(Click here for a video clip from River of Renewal and show times)
In October, a documentary I wrote and produced about the crisis over water and wild salmon in the Klamath Basin began its first round of national broadcasts on PBS. Having a show uplinked to a satellite, then downlinked to TV stations that broadcast it is a strange experience, but there have been immediate results. Already I’ve heard from a friend I lost touch with many years ago; the publisher of my companion book sent her personal rave review; and many people have ordered DVDs.
While it’s gratifying to know there will be almost 750 broadcasts around the country by the end of November, what matters is to reach the public at the moment when a show like this can make a difference. After a long process of conflict resolution and consensus building, Klamath Basin stakeholders reached an agreement on the removal of the four hydroelectric dams on the Klamath River as part of what may become the largest river restoration project in history.
The tribes of the Klamath Basin played a central role in accomplishing this goal. They have a world renewal ethos: pikiawish in the Karuk language, which means “fixing the world.” People fix the world on behalf of the salmon, the deer, wildfowl and other creatures, and for the land, water, and air all living things depend on. Pikiawish is our responsibility as human beings. To act accordingly requires a range of actions from clearing streams to repairing relationships with people from rival tribes so that we can work together on what concerns us all.
This is an idea whose time has come, but it has barely begun to reach people on the necessary scale. Public education is needed to build support for the elimination of environmentally harmful dams and their replacement with power from sun, wind, biofuels, and geothermal sources, all of which are abundant in the Klamath Basin: a ten-and-a-half-million-acre region that is larger than nine of the fifty states.
Working with Jennifer Thompson on Green21 puts this book & film project into a more inclusive perspective. For I’ve told one story within a global mosaic of responses to the challenge of our time. Green21, which will be available to the public via the web as well as on TV, will present many pieces of the mosaic in ways that will open minds to the big picture.
That’s a tall order. No one label like Climate Change encompasses this challenge, since the changes include the extinction of species, widespread pollution of land, fresh water, and the atmosphere, and acidification of the oceans.
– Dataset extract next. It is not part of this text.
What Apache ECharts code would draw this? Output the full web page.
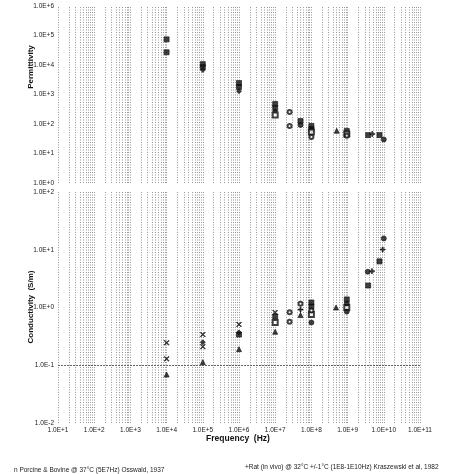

The fundamental relationship between civilization and nature is, I believe, undergoing a transformation, and much is at stake, including the web of life as we know it. That’s why I am so supportive of Green21 and happy to be contributing to its eventual success, awaiting the day when that series begins its satellite uplink to audiences across the country and around the world. That series will show many pieces of the mosaic, including inspiring stories of ecologically wise ventures in alternative energy, transportation, housing and other basic aspects of life, in ways that offer examples for all of us, via media that are interactive and open-ended as well as entertaining and educational.
Like River of Renewal, the title of Green21 expresses an aspiration, that this will become a green century. And each project that puts solutions rather than pollution into the world brings us closer to that goal.